Manny (virmarl) | 5149 comments Mod
This was the longest chapter in the entire work, and like I said above, perhaps the most important. I loved this chapter. I'm finally getting back into the rhythm of Augustine's writing. I'll have more to say on it.


message 3: by Galicius (new)

Galicius | 495 comments St. Augustine tracks the major kingdoms of human history, Assyria, Babylon, Greece, Rome. along with that of Israel. As one kingdom vanishes another appears. Israel (”the promised land”) is in existence seven centuries already when Rome is founded. St. Augustine reads the coming of Jesus Christ in the prophecies of one of the ancient Greek Sibyls. He then references Jewish prophesies that mention Christ’s coming. Prophet Isaiah “prophesied much more than the others did concerning Christ and the Church.” The story of Jonah, the whale, foretold the story of Christ. Judaism was replaced by Christianity. St. Augustine believes citing St. Paul that they will some day be converted to Christianity. Yet we Christians must suffer more persecutions on our pilgrimage to the city of God and practice charity and forgiveness. The Antichrist will come at the end but Jesus will extinguish him.


message 4: by Manny (new)

Manny (virmarl) | 5149 comments Mod
Yes, that's a nice summary too Galicius. I did find it a little strange that Augustine considers Rome and her empire the heir to Babylon. The space in time between the two was considerable. I would have thought he would have picked the Greek empire of Alexander the Great and his generals to be Rome's successor. That's the historical reality.


message 5: by Manny (last edited May 10, 2023 10:06PM) (new)
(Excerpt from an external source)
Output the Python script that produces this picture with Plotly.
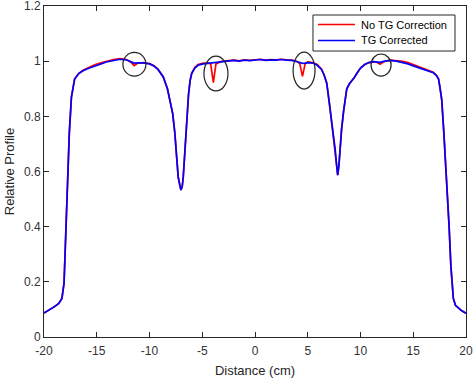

Manny (virmarl) | 5149 comments Mod
There are a lot of things in Book XVIII I could highlight, but one thing that really caught my attention was Augustine's view of the Septuagint translation of the Old Testament. To put this in context, the Septuagint is the Greek translation of the Old Testament completed in the second century BC, which was before Christ. It is what the Catholic Church considers the authoritative version of the OT, disputed by both Jews and Protestants. How this came about is a long story, but it is the Septuagint that contains the books that Martin Luther took out as to what makes up the Protestant OT. When the New Testament quotes from the Old, something like 90% of the quotes come from the Septuagint. It is probably the version Christ and the Apostles knew. Martin Luther excluded the seven deutocanonical books because they substantiated praying for the dead and indulgences and therefore purgatory. So Luther purposely ignored the 1500 year history and Church Councils of the Catholic Church's cannon to go with the Jewish version. But it so happens that Protestants revere St. Augustine, mainly because he does seem Catholic to them. But they are so wrong about that. St. Augustine is most definitely Catholic. His reverence for the Septuagint is a most notable fact that I bet would shock them. Here's a particular quote from Book XVIII:

It is reported, in fact, that there was such wondrous, amazing, and obviously divine agreement in their translations that, even though each worked in a separate place (for it pleased Ptolemy to test their reliability in this way), they did not differ from one another in a single word, not even in the choice of a synonym with the same meaning. They did not even diverge in the order of the words. Rather, their translations were so perfectly at one that it was as if only one translator had been involved, for, in very truth, there was one Spirit present in them all. And the reason why they received such a wondrous gift from God was precisely so that the authority of those Scriptures might be presented not simply as that of human but rather as that of divine writings—which, in fact, they are—when the time came for them to benefit the gentiles who were going to believe (which, as we see, has already taken place).


The Septuagint is to Augustine what it is to the Catholic Church, a divinely inspired translation.